Distinguished Engineer Laura Butler is the brilliant, mischievous mind behind some of Microsoft’s most iconic products

Children love bubbles and water fountains. Most adults tend to find more exhilaration from an incoming text. Sometimes, however, there’s that rarest of souls, a grown-up who manages to find beauty in both. Those are the types of people you want to be around, because their contagious joie de vivre delivers a jolt of energy to your ho-hum day.

Laura Butler, Distinguished Engineer at Microsoft, is one such person. Currently she’s standing in harm’s way for a photo shoot, underneath a massive metallic fountain at the Seattle Center. As the waterworks cascade down, Laura just laughs and twirls her umbrella, a modern-day Mary Poppins. “If it’s not fun, you’re doing it wrong.” Inspiring words to live by indeed. If I had a second umbrella, I thought, I’d probably join her.

Such is the magnetism of Butler’s personality. She’s a funny and self-deprecating force of nature, given to free-form monologues that display humor, pathos and massive amounts of brainpower. “Laura’s incredible energy, intelligence, and dizzying stream of analogies leave you awed in the first five minutes of meeting her,” said Microsoft CVP and former boss, Darren Laybourn. Microsoft Technical Fellow Richard Ward, a longtime peer, concurs, adding, “You never walk away from Laura without learning something new.”

She’s quirky, a pop kitsch queen who freely mixes references to 80s anthems (Safety Dance), cult comedies (“Team America: World Police”), and Miss Piggy with nods to high culture (Dostoyevsky, “War and Peace,” and Horatio Hornblower). Her cats are named Pavlov and Curie, after the scientists. She’s a Star Trek fanatic with an autographed picture of William Shatner and a Spock cookie jar by her desk. She readily admits that she has a thing for the pointy-eared Vulcan and his logical, yet emotional charms.

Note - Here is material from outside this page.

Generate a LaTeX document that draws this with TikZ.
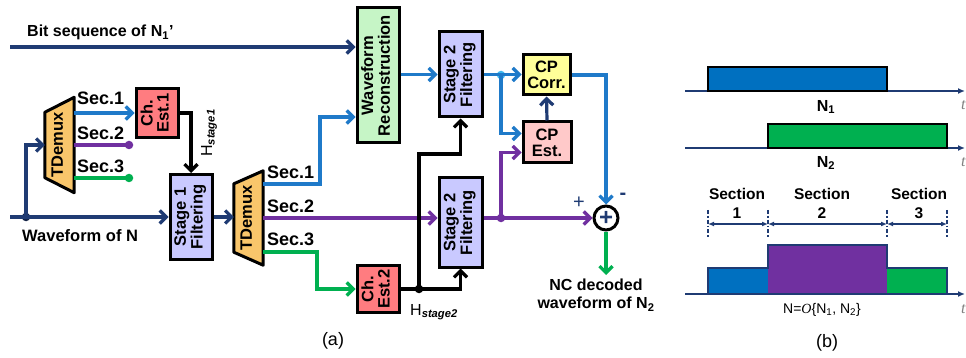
\documentclass[tikz,border=0pt]{standalone}
\usepackage{fontspec}
\setmainfont{Liberation Sans}
\newfontfamily\serifit{Liberation Serif}
\usepackage{graphicx}
\usetikzlibrary{arrows.meta,positioning,backgrounds,calc}
\definecolor{navy}{HTML}{1F3B73}
\definecolor{lblue}{HTML}{1F7AC9}
\definecolor{purp}{HTML}{7030A0}
\definecolor{grn}{HTML}{00B050}
\definecolor{sblue}{HTML}{0070C0}
\definecolor{dotblue}{HTML}{3DB8F0}
\definecolor{recfill}{HTML}{C6F5C6}
\definecolor{filtfill}{HTML}{C9C9FF}
\definecolor{chfill}{HTML}{FF7C80}
\definecolor{corrfill}{HTML}{FFFF99}
\definecolor{estfill}{HTML}{FFC9C9}
\definecolor{dmxfill}{HTML}{F9C66B}
\newcommand{\rottext}[1]{\rotatebox{90}{\begin{tabular}{@{}c@{}}#1\end{tabular}}}
\tikzset{
    blk/.style={draw, line width=3pt, inner sep=0pt, align=center,
        font=\bfseries\fontsize{16.5}{16}\selectfont},
    demux/.style={inner sep=0pt, minimum width=29pt,
        font=\bfseries\fontsize{16.5}{16}\selectfont},
    dmxshape/.style={draw, line width=3pt, fill=dmxfill, line join=round},
    sig/.style={line width=3.2pt, -{Straight Barb[length=6.5pt,width=13pt]}},
    wire/.style={line width=3.2pt},
    dot/.style={circle, fill, inner sep=0pt, minimum size=8.5pt},
    lbl/.style={inner sep=0pt, font=\bfseries\fontsize{16}{18}\selectfont},
    seclbl/.style={inner sep=0pt, anchor=base west, font=\bfseries\fontsize{18}{18}\selectfont}
}

\begin{document}
\begin{tikzpicture}[x=1pt, y=-1pt,
    axis/.style={navy, line width=2pt, -{Latex[length=7pt,width=6pt]}},
    dim/.style={navy, line width=1.8pt, {Latex[length=6pt,width=5pt]}-{Latex[length=6pt,width=5pt]}},
    tlbl/.style={inner sep=0pt, text=gray, font=\serifit\itshape\fontsize{16}{16}\selectfont}
]
\useasboundingbox (0,0) rectangle (966,358);

% receiver chain (a)
\node[demux, minimum height=95pt] (dmxA) at (59.5,145) {\rottext{TDemux}};
\node[blk, fill=chfill, minimum width=42pt, minimum height=49pt] (chA) at (157,113) {\rottext{Ch.\\Est.1}};
\node[blk, fill=filtfill, minimum width=42pt, minimum height=85pt] (fltA) at (191,217) {\rottext{Stage 1\\Filtering}};
\node[demux, minimum height=94pt] (dmxB) at (248.5,218) {\rottext{TDemux}};
\node[blk, fill=recfill, minimum width=42pt, minimum height=135pt] (rec) at (378,75.5) {\rottext{Waveform\\Reconstruction}};
\node[blk, fill=chfill, minimum width=42pt, minimum height=47pt] (chB) at (378,289) {\rottext{Ch.\\Est.2}};
\node[blk, fill=filtfill, minimum width=43pt, minimum height=85pt] (fltB) at (460.5,74.5) {\rottext{Stage 2\\Filtering}};
\node[blk, fill=filtfill, minimum width=43pt, minimum height=89pt] (fltC) at (460.5,222.5) {\rottext{Stage 2\\Filtering}};
\node[blk, fill=corrfill, minimum width=47pt, minimum height=40pt] (corr) at (546.5,75) {CP\\Corr.};
\node[blk, fill=estfill, minimum width=48pt, minimum height=41pt] (est) at (547,142.5) {CP\\Est.};
\node[circle, draw, fill=white, line width=3pt, minimum size=24pt, inner sep=0pt,
    text=navy, font=\bfseries\fontsize{24}{24}\selectfont] (sum) at (606,218) {+};

\begin{scope}[on background layer]
\draw[dmxshape] (dmxA.north east) -- (dmxA.south east) -- ([yshift=15pt]dmxA.south west)
    -- ([yshift=-15pt]dmxA.north west) -- cycle;
\draw[dmxshape] (dmxB.north east) -- (dmxB.south east) -- ([yshift=13pt]dmxB.south west)
    -- ([yshift=-13pt]dmxB.north west) -- cycle;
\end{scope}

\coordinate (bitin) at (10,47);
\coordinate (wfin) at (10,217);
\node[dot, navy!60!black] (jA) at (26,217) {};
\node[dot, purp] (eA2) at (129,145) {};
\node[dot, grn] (eA3) at (129,178) {};
\node[dot] (jB) at (419,289) {};
\node[dot, dotblue] (jC) at (501,75) {};
\node[dot, purp] (jD) at (501,218) {};
\coordinate (kB1) at (320,117);
\coordinate (kB3) at (317,252);
\coordinate (outp) at (606,275);

\node[lbl, anchor=base west] (lbit) at (27,37) {Bit sequence of N\textsubscript{1}’};
\node[lbl, anchor=base west, font=\bfseries\fontsize{16.5}{18}\selectfont] (lwf) at (22,241) {Waveform of N};
\node[seclbl] (sA1) at (77,105) {Sec.1};
\node[seclbl] (sA2) at (77,140) {Sec.2};
\node[seclbl] (sA3) at (77,173) {Sec.3};
\node[seclbl] (sB1) at (267,179) {Sec.1};
\node[seclbl] (sB2) at (267,212) {Sec.2};
\node[seclbl] (sB3) at (267,245) {Sec.3};
\node[lbl, rotate=90, font=\fontsize{16}{16}\selectfont] (hA) at (209,133) {H\textsubscript{\bfseries\itshape stage1}};
\node[lbl, font=\fontsize{16}{16}\selectfont] (hB) at (434,312) {H\textsubscript{\bfseries\itshape stage2}};
\node[lbl, text=navy, font=\fontsize{20}{20}\selectfont] (lplus) at (579,203) {+};
\node[lbl, text=navy, font=\bfseries\fontsize{20}{20}\selectfont] (lminus) at (623,196) {-};
\node[lbl, align=center, anchor=north] (lout) at (596,279) {NC decoded\\waveform of N\textsubscript{2}};
\node[inner sep=0pt, font=\fontsize{18}{18}\selectfont] (capa) at (333,341) {(a)};

\draw[sig, navy] (bitin) -- (bitin -| rec.west);
\draw[sig, navy] (wfin) -- (wfin -| fltA.west);
\draw[sig, navy] (jA.center) |- (dmxA.west);
\draw[sig, lblue] (dmxA.east |- chA.west) -- (chA.west);
\draw[wire, purp] (dmxA.east |- eA2) -- (eA2.center);
\draw[wire, grn] (dmxA.east |- eA3) -- (eA3.center);
\draw[sig] (chA.east) -| (fltA.north);
\draw[sig, navy] (fltA.east) -- (fltA.east -| dmxB.west);
\draw[sig, lblue] ([yshift=34pt]dmxB.east) -| (kB1) -- (kB1 -| rec.west);
\draw[sig, purp] (dmxB.east) -- (dmxB.east -| fltC.west);
\draw[sig, grn] ([yshift=-34pt]dmxB.east) -- (kB3) |- (chB.west);
\draw[sig] (chB.east) -| (fltC.south);
\draw[sig] (jB.center) -- ++(0,-135) -| (fltB.south);
\draw[sig, lblue] (rec.east |- fltB.west) -- (fltB.west);
\draw[sig, lblue] (fltB.east) -- (fltB.east -| corr.west);
\draw[sig, lblue] (jC.center) |- ([yshift=9pt]est.west);
\draw[sig, navy] (est.north) -- (corr.south);
\draw[sig, lblue] (corr.east) -| (sum.north);
\draw[sig, purp] (fltC.east |- sum.west) -- (sum.west);
\draw[sig, purp] (jD.center) |- ([yshift=-10pt]est.west);
\draw[sig, grn] (sum.south) -- (outp);

% timing diagram (b)
\draw[axis] (685,91) -- (965,91);
\draw[line width=1.8pt, fill=sblue] (708,67) rectangle (887,91);
\draw[axis] (685,148) -- (965,148);
\draw[line width=1.8pt, fill=grn] (768,124) rectangle (947,148);
\fill[sblue] (708,268) rectangle (768,294);
\fill[purp] (768,245) rectangle (887,294);
\fill[grn] (887,268) rectangle (947,294);
\draw[navy, line width=2pt] (708,294) -- (708,268) -- (768,268) -- (768,245) -- (887,245)
    -- (887,268) -- (947,268) -- (947,294);
\draw[axis] (685,294) -- (965,294);
\foreach \xx in {708,768,887,947}
    \draw[navy, line width=1.4pt, dash pattern=on 4pt off 2pt on 1.5pt off 2pt] (\xx,210) -- (\xx,237);
\draw[dim] (708,224) -- (768,224);
\draw[dim] (768,224) -- (887,224);
\draw[dim] (887,224) -- (947,224);
\node[lbl] (ln1) at (826,107) {N\textsubscript{1}};
\node[lbl] (ln2) at (826,163) {N\textsubscript{2}};
\node[lbl, align=center, font=\bfseries\fontsize{15.5}{19}\selectfont] (sec1) at (737,203) {Section\\1};
\node[lbl, align=center, font=\bfseries\fontsize{15.5}{19}\selectfont] (sec2) at (822,203) {Section\\2};
\node[lbl, align=center, font=\bfseries\fontsize{15.5}{19}\selectfont] (sec3) at (919,203) {Section\\3};
\node[inner sep=0pt, font=\fontsize{14}{14}\selectfont] (lmix) at (822,310) {N={\serifit\itshape O}\{N\textsubscript{1}, N\textsubscript{2}\}};
\node[tlbl, anchor=west] (t1) at (961,105) {t};
\node[tlbl, anchor=west] (t2) at (961,162) {t};
\node[tlbl, anchor=west] (t3) at (961,309) {t};
\node[inner sep=0pt, font=\fontsize{18}{18}\selectfont] (capb) at (827,343) {(b)};
\end{tikzpicture}
\end{document}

Butler always carries a journal to scrawl notes. There’s a page devoted to television shows, movies, and books she wants to “consume,” another for book ideas she wants to write, to-do lists, little tactical notes for work, and one for potential inventions, such as an umbrella with a cup holder, that are brilliant in their simple utility.

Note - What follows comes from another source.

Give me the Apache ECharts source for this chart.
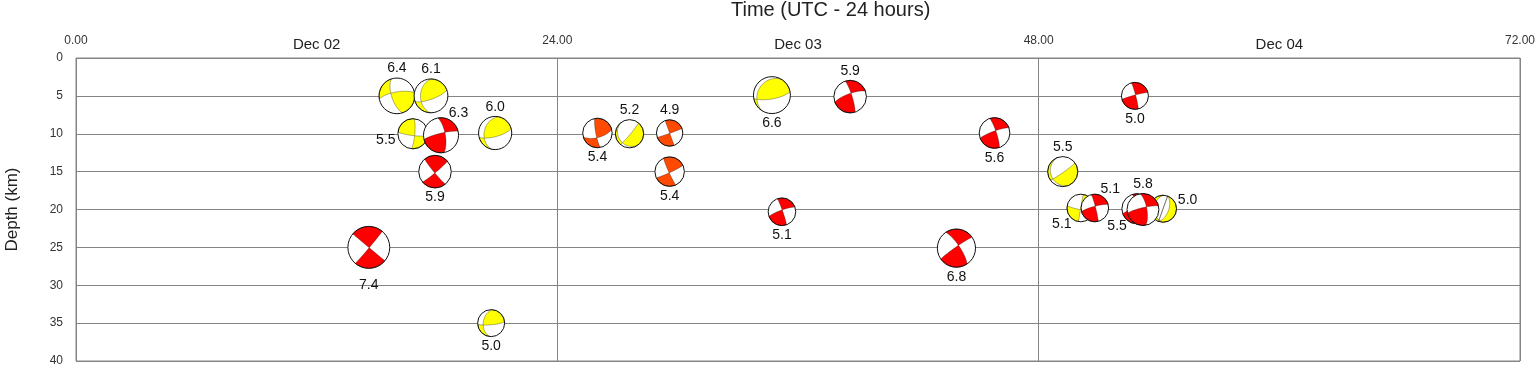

As one of Microsoft’s early employees, she’s worked on products dating back to Word for Windows (she jokes that it was just a single Window back then). During her tenure at the company, she has helped design a long list of features, including a new user interface in Windows ’95, multi-monitor support, and Application and Desktop sharing in NetMeeting, a forefather to Lync. During the Windows Phone 7 revamp, she was the driving force behind the “Buttery Smooth” metro user interface, including the phone’s elegant home screen, live tiles, modern interfaces and touch capability.